Before you were born I’d never cooked spinach in my life, much less for an infant who could give a shit less whether what she eats comes from a jar in a store or a pot on the stove or underneath the seat of a city bus. I’d never boiled blueberries or pureed carrots, or mashed bananas by hand to flavor yogurt myself. Until you were born.
You, my love, have made my life exponentially more complicated by adding to it pressure and expectation and responsibility beyond what I already had with the siblings that have come before you, combined. But you’ve also made me reach for my potential.

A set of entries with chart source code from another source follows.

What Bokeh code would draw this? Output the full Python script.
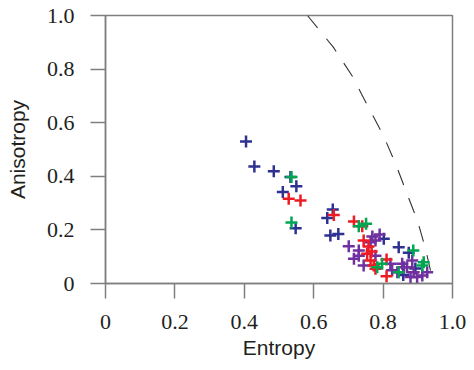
from bokeh.plotting import figure
from bokeh.models import Range1d, FixedTicker
from bokeh.embed import file_html
from bokeh.resources import INLINE

# ---- data ----
ticks = [0, 0.2, 0.4, 0.6, 0.8, 1.0]
tick_labels = ["0", "0.2", "0.4", "0.6", "0.8", "1.0"]

curve_H = [0.582, 0.657, 0.712, 0.755, 0.801, 0.839, 0.873, 0.899, 0.922, 0.945]
curve_A = [1.000, 0.881, 0.772, 0.664, 0.552, 0.437, 0.321, 0.235, 0.131, 0.000]

blue_H = [0.405, 0.429, 0.485, 0.533, 0.550, 0.511, 0.548, 0.655, 0.639, 0.648,
          0.671, 0.802, 0.845, 0.874, 0.858, 0.893]
blue_A = [0.530, 0.437, 0.419, 0.397, 0.363, 0.341, 0.206, 0.276, 0.244, 0.179,
          0.185, 0.167, 0.135, 0.115, 0.032, 0.056]

purple_H = [0.701, 0.716, 0.730, 0.744, 0.730, 0.778, 0.769, 0.790, 0.764, 0.778,
            0.821, 0.826, 0.855, 0.869, 0.884, 0.888, 0.898, 0.913, 0.927, 0.879,
            0.841, 0.860]
purple_A = [0.139, 0.092, 0.123, 0.067, 0.104, 0.160, 0.175, 0.183, 0.154, 0.104,
            0.074, 0.049, 0.074, 0.061, 0.086, 0.042, 0.024, 0.030, 0.042, 0.024,
            0.042, 0.061]

red_H = [0.528, 0.562, 0.658, 0.716, 0.740, 0.744, 0.754, 0.764, 0.773, 0.778,
         0.758, 0.810, 0.810, 0.767]
red_A = [0.316, 0.310, 0.256, 0.231, 0.214, 0.160, 0.111, 0.086, 0.067, 0.055,
         0.138, 0.090, 0.027, 0.119]

green_H = [0.536, 0.536, 0.751, 0.730, 0.783, 0.797, 0.887, 0.845, 0.913, 0.917]
green_A = [0.397, 0.228, 0.223, 0.214, 0.061, 0.074, 0.123, 0.042, 0.067, 0.079]

# ---- figure ----
p = figure(width=466, height=362, output_backend="svg", toolbar_location=None,
           x_range=Range1d(0, 1), y_range=Range1d(0, 1),
           min_border_left=105, min_border_right=14, min_border_top=15, min_border_bottom=79)
p.background_fill_color = "white"
p.border_fill_color = "white"
p.outline_line_color = "#7f7f7f"
p.outline_line_width = 1.5
p.grid.visible = False

p.line(curve_H, curve_A, line_color="#333333", line_width=1.1, line_dash="16 14")

mk = dict(marker="cross", size=12, line_width=2.5)
p.scatter(blue_H, blue_A, line_color="#2e3192", **mk)
p.scatter(purple_H, purple_A, line_color="#7030a0", **mk)
p.scatter(red_H, red_A, line_color="#ed1c24", **mk)
p.scatter(green_H, green_A, line_color="#00a651", **mk)

overrides = dict(zip(ticks, tick_labels))
for ax in (p.xaxis[0], p.yaxis[0]):
    ax.ticker = FixedTicker(ticks=ticks)
    ax.major_label_overrides = overrides
    ax.minor_tick_line_color = None
    ax.major_tick_in = 0
    ax.major_tick_out = 15
    ax.major_tick_line_color = "#7f7f7f"
    ax.major_tick_line_width = 1.5
    ax.axis_line_color = "#7f7f7f"
    ax.axis_line_width = 1.5
    ax.major_label_text_font = "Liberation Serif"
    ax.major_label_text_font_size = "22px"
    ax.major_label_text_color = "#231f20"
    ax.major_label_standoff = 16
    ax.axis_label_text_font = "Liberation Sans"
    ax.axis_label_text_font_size = "21px"
    ax.axis_label_text_font_style = "normal"
    ax.axis_label_text_color = "#231f20"

p.xaxis[0].axis_label = "Entropy"
p.yaxis[0].axis_label = "Anisotropy"
p.xaxis[0].axis_label_standoff = 4
p.yaxis[0].axis_label_standoff = 15
p.yaxis[0].major_label_orientation = "horizontal"

open("out.html", "w").write(file_html(p, INLINE))
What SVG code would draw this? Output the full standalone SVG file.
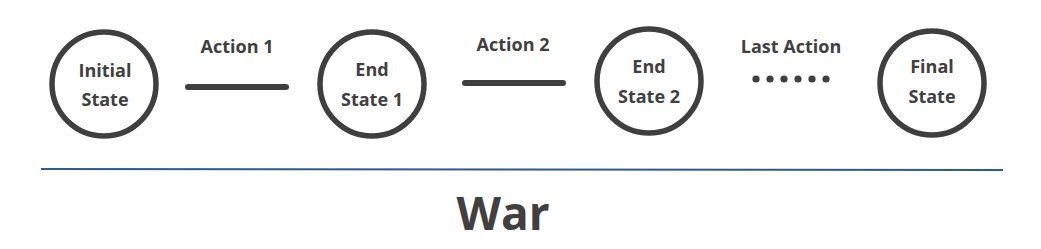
<svg xmlns="http://www.w3.org/2000/svg" width="1041" height="249" viewBox="0 0 1041 249">
<style>
.node{fill:#fff;stroke:#3f3f3f;stroke-width:5.5}
.nt{font-family:"Open Sans","Liberation Sans",sans-serif;font-weight:700;font-size:18px;fill:#404040;text-anchor:middle}
.lbl{font-family:"Open Sans","Liberation Sans",sans-serif;font-weight:700;font-size:18px;fill:#404040;text-anchor:middle}
.edge{stroke:#3f3f3f;stroke-width:6;stroke-linecap:round;fill:none}
.dot{fill:#3f3f3f}
</style>
<rect width="1041" height="249" fill="#fff"/>
<g id="connectors">
<line class="edge" x1="188" y1="87" x2="286" y2="87"/>
<line class="edge" x1="465" y1="83" x2="563" y2="83"/>
<g id="dots">
<circle class="dot" cx="756" cy="79" r="3.6"/>
<circle class="dot" cx="770" cy="79" r="3.6"/>
<circle class="dot" cx="784" cy="79" r="3.6"/>
<circle class="dot" cx="798" cy="79" r="3.6"/>
<circle class="dot" cx="812" cy="79" r="3.6"/>
<circle class="dot" cx="826" cy="79" r="3.6"/>
</g>
<text class="lbl" x="237" y="53">Action 1</text>
<text class="lbl" x="513" y="51">Action 2</text>
<text class="lbl" x="791" y="53">Last Action</text>
</g>
<g id="initial">
<circle class="node" cx="104" cy="84" r="52"/>
<text class="nt" x="105" y="77">Initial</text>
<text class="nt" x="105" y="106">State</text>
</g>
<g id="end1">
<circle class="node" cx="372" cy="84" r="52"/>
<text class="nt" x="372" y="76">End</text>
<text class="nt" x="372" y="106">State 1</text>
</g>
<g id="end2">
<circle class="node" cx="649" cy="81" r="52"/>
<text class="nt" x="649" y="73">End</text>
<text class="nt" x="649" y="103">State 2</text>
</g>
<g id="final">
<circle class="node" cx="932" cy="83" r="52"/>
<text class="nt" x="932" y="73">Final</text>
<text class="nt" x="932" y="103">State</text>
</g>
<line x1="41" y1="169" x2="1003" y2="170" stroke="#2e5a8c" stroke-width="2"/>
<text x="503" y="230" font-family="'Open Sans','Liberation Sans',sans-serif" font-weight="700" font-size="46" fill="#404040" text-anchor="middle">War</text>
</svg>
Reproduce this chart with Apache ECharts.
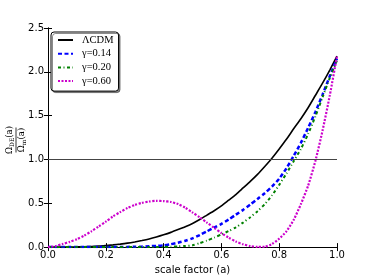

You’ve made me finally learn to consider, when it gets tough to juggle my own interests with the needs of my family, that even if it kills me -- you will learn from example that your dreams don’t take a backseat to anyone or anything… not even motherhood.
I hesitate to say that you’ve made me a better mom, because it isn’t these things that make or break the realness of a mother -- but you’ve certainly helped me to become the kind of mom I’ve always wanted to be. And Lord knows, ladybug, I eagerly await the day that I can do the same for you.